Still trying to post daily but I hit a stumbling block. Been a little down the past couple of days or so. Fortunately, I received inspiration from a comment left today on this blog. Words are powerful. It DOES help to know you aren’t alone.
On with the post…
During a previous visit (about 12 days ago), my doctor told me that my June 7th surgery to remove one or two of my fibroids required general anesthesia. Yep, I admit that I freaked out a bit after that news. Really thought it could be done locally. Noted the name of the procedure and decided I would eventually conduct an Internet search. Started to come to terms with the whole “being knocked out” thing and then, my June 1st pre-op appointment rolled around. In my constant quest for knowledge, I did that Internet search and visited the site RIGHT before the doctor’s appointment. Wanted to do so in case I had any questions.

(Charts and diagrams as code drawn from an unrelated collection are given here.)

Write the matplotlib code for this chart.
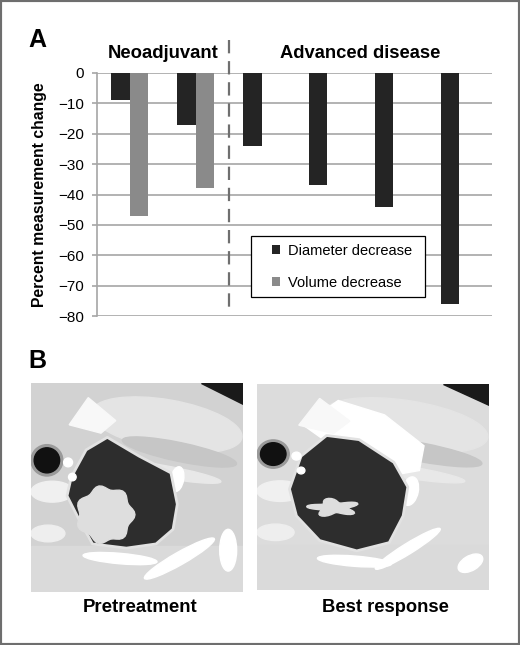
import numpy as np
import matplotlib
matplotlib.use("Agg")
import matplotlib.pyplot as plt
from matplotlib.patches import Ellipse, Polygon, Rectangle, Circle
from matplotlib.legend_handler import HandlerPatch

plt.rcParams['font.family'] = ['Liberation Sans', 'DejaVu Sans']

# data
patients = ['N1', 'N2', 'A1', 'A2', 'A3', 'A4']
diameter_change = [-9, -17, -24, -37, -44, -76]
volume_change = [-47, -38, np.nan, np.nan, np.nan, np.nan]
group_labels = ['Neoadjuvant', 'Advanced disease']
yticks = [0, -10, -20, -30, -40, -50, -60, -70, -80]
image_labels = ['Pretreatment', 'Best response']

dark = '#242424'
mid = '#8a8a8a'
gridc = '#a6a6a6'

fig = plt.figure(figsize=(5.2, 6.45), dpi=100)
fig.patches.append(Rectangle((0, 0), 1, 1, transform=fig.transFigure,
                             fill=False, edgecolor='#6e6e6e', linewidth=3))

# ---- panel A: bar chart
ax = fig.add_axes([97 / 520, 1 - 316 / 645, 395 / 520, 243 / 645])
x = np.arange(len(patients))
w = 0.28
b1 = ax.bar(x - w / 2, diameter_change, w, color=dark, zorder=3)
b2 = ax.bar(x + w / 2, volume_change, w, color=mid, zorder=3)

ax.set_xlim(-0.5, len(patients) - 0.5)
ax.set_ylim(-80, 0)
ax.set_yticks(yticks)
ax.tick_params(axis='y', labelsize=11, length=3.5, width=1.2, color=gridc, pad=6)
ax.set_xticks([])
ax.yaxis.grid(True, color=gridc, linewidth=1.2, zorder=0)
for s in ['top', 'right', 'bottom']:
    ax.spines[s].set_visible(False)
ax.spines['left'].set_color(gridc)
ax.spines['left'].set_linewidth(1.2)
ax.set_ylabel('Percent measurement change', fontsize=11.3, fontweight='bold', labelpad=8)

# divider between the two groups
ax.plot([1.5, 1.5], [11, -79], color='#6f6f6f', linewidth=1.6,
        dashes=(6, 3.5), clip_on=False, zorder=4)
ax.text(0.5, 6.5, group_labels[0], ha='center', va='center',
        fontsize=13.3, fontweight='bold')
ax.text(3.5, 6.5, group_labels[1], ha='center', va='center',
        fontsize=13.2, fontweight='bold')


def square_handle(legend, orig_handle, xdescent, ydescent, width, height, fontsize):
    s = height * 1.1
    return Rectangle((width - s - xdescent, (height - s) / 2 - ydescent), s, s)


leg = ax.legend(handles=[b1[0], b2[0]], labels=['Diameter decrease', 'Volume decrease'],
                loc='lower left', bbox_to_anchor=(0.39, 0.078, 0.44, 0.247),
                mode='expand', fontsize=10.5, handlelength=1.5, handleheight=0.45,
                handletextpad=0.5, labelspacing=1.25, borderpad=0.5,
                borderaxespad=0, fancybox=False, framealpha=1,
                handler_map={Rectangle: HandlerPatch(patch_func=square_handle)})
leg.get_frame().set_edgecolor('black')
leg.get_frame().set_linewidth(0.9)

fig.text(28 / 520, 1 - 40 / 645, 'A', fontsize=18, fontweight='bold', va='center')
fig.text(28 / 520, 1 - 361 / 645, 'B', fontsize=18, fontweight='bold', va='center')


# ---- panel B: schematic CT slices (shapes in image-relative coords, y down)
def ct_slice(axi, bg, lung, tumor, trachea, bright_zone, ribs):
    axi.set_xlim(0, 1)
    axi.set_ylim(1, 0)
    axi.axis('off')
    axi.add_patch(Rectangle((0, 0), 1, 1, color=bg))
    axi.add_patch(Rectangle((0, 0.78), 1, 0.22, color='#dadada'))
    axi.add_patch(Polygon([(0.8, 0), (1, 0), (1, 0.1)], color='#1a1a1a'))
    # muscle band over the apex
    axi.add_patch(Ellipse((0.64, 0.2), 0.72, 0.24, angle=10, color='#e4e4e4'))
    axi.add_patch(Ellipse((0.7, 0.33), 0.55, 0.09, angle=12, color='#c6c6c6'))
    axi.add_patch(Ellipse((0.6, 0.42), 0.6, 0.06, angle=10, color='#e8e8e8'))
    if bright_zone is not None:
        axi.add_patch(Polygon(bright_zone, color='white'))
    axi.add_patch(Polygon([(0.18, 0.2), (0.27, 0.07), (0.4, 0.18), (0.33, 0.24)],
                          color='#f8f8f8'))
    axi.add_patch(Ellipse((0.1, 0.52), 0.2, 0.1, color='#f0f0f0'))
    axi.add_patch(Ellipse((0.08, 0.72), 0.16, 0.08, color='#eeeeee'))
    for (rx, ry, rw, rh, ra) in ribs:
        axi.add_patch(Ellipse((rx, ry), rw, rh, angle=ra, color='white'))
    # pleura + lung
    axi.add_patch(Polygon(lung, closed=True, facecolor='#2d2d2d',
                          edgecolor='#e2e2e2', linewidth=2, joinstyle='round'))
    axi.add_patch(Polygon(tumor, closed=True, color='#dedede'))
    qx, qy, qr = trachea
    axi.add_patch(Circle((qx, qy), qr * 1.25, color='#9a9a9a'))
    axi.add_patch(Circle((qx, qy), qr, color='#111111'))
    axi.add_patch(Circle((qx + 0.1, qy + 0.01), qr * 0.35, color='white'))
    axi.add_patch(Circle((qx + 0.12, qy + 0.08), qr * 0.3, color='white'))


def blob(cx, cy, rx, ry, bumps, depth, n=60, rot=0.0):
    t = np.linspace(0, 2 * np.pi, n, endpoint=False)
    r = 1 + depth * np.cos(bumps * t)
    return np.column_stack([cx + rx * r * np.cos(t + rot), cy + ry * r * np.sin(t + rot)])


lung_pre = [(0.36, 0.26), (0.51, 0.35), (0.66, 0.43), (0.69, 0.58), (0.67, 0.70),
            (0.59, 0.77), (0.45, 0.79), (0.29, 0.77), (0.22, 0.64), (0.17, 0.54),
            (0.19, 0.45), (0.26, 0.32)]
lung_post = [(0.30, 0.25), (0.44, 0.27), (0.59, 0.38), (0.65, 0.50), (0.63, 0.64),
             (0.57, 0.77), (0.43, 0.81), (0.27, 0.76), (0.17, 0.64), (0.14, 0.51),
             (0.19, 0.35)]
ribs_pre = [(0.69, 0.46, 0.06, 0.12, 10), (0.7, 0.84, 0.38, 0.06, -30),
            (0.93, 0.8, 0.08, 0.2, 0), (0.42, 0.84, 0.35, 0.05, 5)]
ribs_post = [(0.66, 0.52, 0.07, 0.14, 10), (0.65, 0.8, 0.34, 0.05, -35),
             (0.92, 0.87, 0.12, 0.07, -35), (0.42, 0.86, 0.32, 0.05, 5)]
bright_post = [(0.2, 0.2), (0.35, 0.08), (0.55, 0.15), (0.72, 0.3), (0.7, 0.42),
               (0.55, 0.45), (0.45, 0.3), (0.3, 0.28)]

ax_b1 = fig.add_axes([31 / 520, 1 - 592 / 645, 212 / 520, 209 / 645])
ct_slice(ax_b1, '#d2d2d2', lung_pre, blob(0.35, 0.63, 0.13, 0.13, 7, 0.08),
         (0.075, 0.37, 0.06), None, ribs_pre)
ax_b2 = fig.add_axes([257 / 520, 1 - 590 / 645, 232 / 520, 206 / 645])
ct_slice(ax_b2, '#dcdcdc', lung_post, blob(0.33, 0.6, 0.09, 0.035, 5, 0.3, rot=-0.5),
         (0.07, 0.34, 0.055), bright_post, ribs_post)

fig.text(140 / 520, 1 - 607 / 645, image_labels[0], ha='center', va='center',
         fontsize=13.4, fontweight='bold')
fig.text(385 / 520, 1 - 607 / 645, image_labels[1], ha='center', va='center',
         fontsize=13.2, fontweight='bold')

fig.savefig('out.png', dpi=100)
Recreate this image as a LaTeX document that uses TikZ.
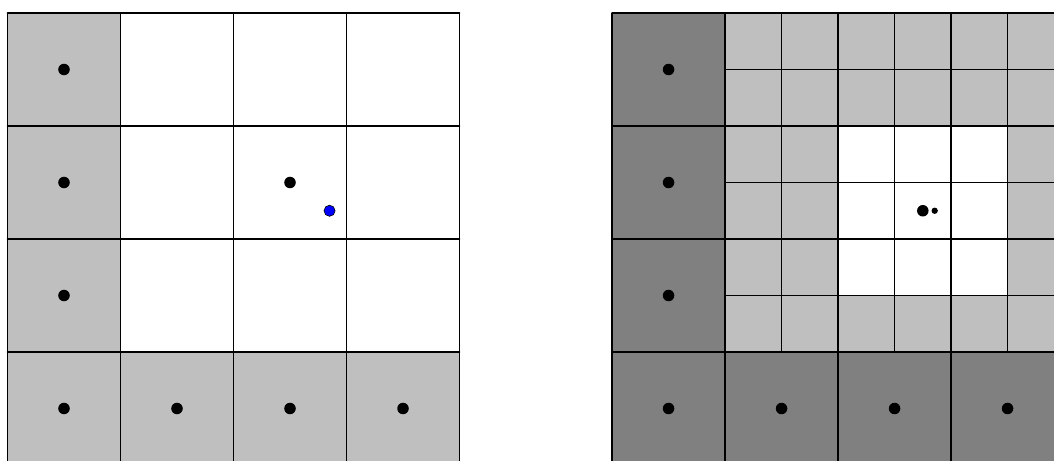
\documentclass[tikz,border=0pt]{standalone}
\begin{document}
\begin{tikzpicture}[x=2cm, y=2cm, line join=round, line cap=round]
	\tikzset{
		gridline/.style={black, line width=0.8pt},
		site/.style={black},
	}
	\useasboundingbox (-0.0664,0.0442) rectangle (9.261,4.115);
	
	% Left grid: boundary cells shaded
	\coordinate (LO) at (0,0);
	\fill[lightgray] (0,1) rectangle (1,4);
	\fill[lightgray] (0,0) rectangle (4,1);
	\draw[gridline, step=2cm] (LO) grid (4,4);
	\foreach \y in {1,2,3}
		\fill[site] (0.5,\y+0.5) circle (2.9pt);
	\foreach \x in {0,1,2,3}
		\fill[site] (\x+0.5,0.5) circle (2.9pt);
	\fill[site] (2.5,2.5) circle (2.9pt);
	\filldraw[fill=blue, draw=black, line width=0.3pt] (2.85,2.25) circle (2.8pt);
	
	% Right grid: coarse boundary cells plus refined interior
	\begin{scope}[shift={(5.35,0)}]
		\coordinate (RO) at (0,0);
		\fill[gray] (0,1) rectangle (1,4);
		\fill[gray] (0,0) rectangle (4,1);
		\fill[lightgray] (1,1) rectangle (4,4);
		\fill[white] (2,1.5) rectangle (3.5,3);
		\draw[gridline, step=1cm] (1,1) grid (4,4);
		\draw[gridline, step=2cm] (RO) grid (4,4);
		\foreach \y in {1,2,3}
			\fill[site] (0.5,\y+0.5) circle (2.9pt);
		\foreach \x in {0,1,2,3}
			\fill[site] (\x+0.5,0.5) circle (2.9pt);
		\fill[site] (2.75,2.25) circle (2.9pt);
		\fill[site] (2.855,2.25) circle (1.6pt);
	\end{scope}
\end{tikzpicture}
\end{document}
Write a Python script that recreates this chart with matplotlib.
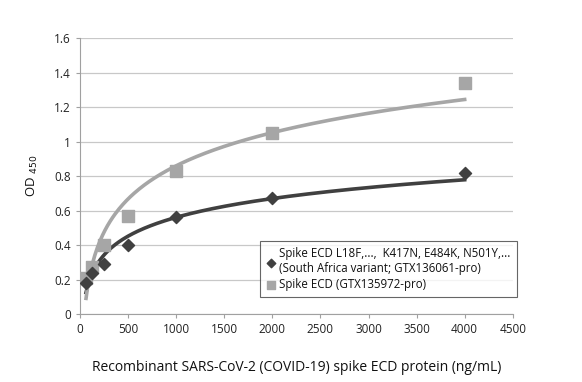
import numpy as np
import matplotlib.pyplot as plt

plt.rcParams['font.family'] = ['Open Sans', 'DejaVu Sans']

# data
conc = [62.5, 125, 250, 500, 1000, 2000, 4000]
od_variant = [0.18, 0.24, 0.29, 0.40, 0.56, 0.67, 0.82]
od_wild = [0.21, 0.27, 0.40, 0.57, 0.83, 1.05, 1.34]
label_variant = "Spike ECD L18F,...,  K417N, E484K, N501Y,...\n(South Africa variant; GTX136061-pro)"
label_wild = "Spike ECD (GTX135972-pro)"

dark = '#404040'
light = '#a6a6a6'

fig = plt.figure(figsize=(5.82, 3.82), dpi=100)
ax = fig.add_axes([0.1375, 0.178, 0.7435, 0.7225])

# logarithmic trendlines fitted to each series
xs = np.linspace(min(conc), max(conc), 300)
for ys, col in [(od_variant, dark), (od_wild, light)]:
    a, b = np.polyfit(np.log(conc), ys, 1)
    ax.plot(xs, a * np.log(xs) + b, color=col, lw=2.6, zorder=2)

ax.scatter(conc, od_variant, marker='D', s=38, color=dark, zorder=4, label=label_variant)
ax.scatter(conc, od_wild, marker='s', s=70, color=light, zorder=3, label=label_wild)

ax.set_xlim(0, 4500)
ax.set_ylim(0, 1.6)
ax.set_xticks(np.arange(0, 4501, 500))
yt = np.arange(0, 1.61, 0.2)
ax.set_yticks(yt)
ax.set_yticklabels(['%g' % round(v, 1) for v in yt])
ax.tick_params(labelsize=8.5, colors='#222222', length=3, color='#a0a0a0')
ax.grid(axis='y', color='#c8c8c8', lw=0.9)
ax.set_axisbelow(True)
for s in ['top', 'right']:
    ax.spines[s].set_visible(False)
for s in ['left', 'bottom']:
    ax.spines[s].set_color('#a0a0a0')

ax.set_xlabel("Recombinant SARS-CoV-2 (COVID-19) spike ECD protein (ng/mL)", fontsize=10,
              labelpad=17, color='#111111')
ax.set_ylabel(r"OD $_{450}$", fontsize=9.5, labelpad=10, color='#111111')

leg = ax.legend(loc='lower right', bbox_to_anchor=(1.01, 0.06), fontsize=8.3, frameon=True,
                fancybox=False, edgecolor='#404040', handletextpad=0.3, borderpad=0.55,
                markerscale=0.7, handlelength=0.8, labelspacing=0.25, borderaxespad=0)
leg.get_frame().set_linewidth(0.8)
for t in leg.get_texts():
    t.set_color('#111111')

plt.savefig("out.png", dpi=100)
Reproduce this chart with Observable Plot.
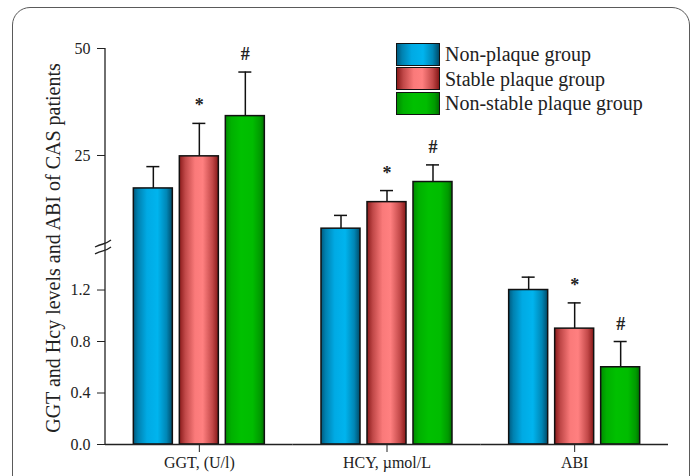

Just a little note here about searching. My upcoming surgery involves D&C and hysteroscopic myomectomy. I did get information by just searching those terms but I got my best lead by hearing my doctor say he needed to schedule a Versapoint procedure.
Searched for “versapoint surgery” and BINGO, I found the exact site I needed. Versapoint is the name of the equipment so the site explains the features and benefits of the surgical tools. There’s also a labeling page that lists when the equipment should be used (indications), when it shouldn’t (contraindications), adverse events, and warnings/precautions. The site is filled with pictures. Since I love gadgets and gizmos, everything was cool.
Talked to my doctor. Did the “objective reporter” thing and asked the questions I had written. Jotted down the answers. Everything was still cool.
Eventually realized that I’M THE ONE HAVING THIS PROCEDURE. All of those really neat surgical tools are going into ME. As much as I would like to be Spock (all logical and rational), this was still happening to ME. I actually started crying. Not “boo-hoo” crying just silent tears that my brain could not control. I pulled it together but still felt out of it for a couple of days.
Now, you understand why that blog comment I mentioned earlier was so important. Words are powerful indeed.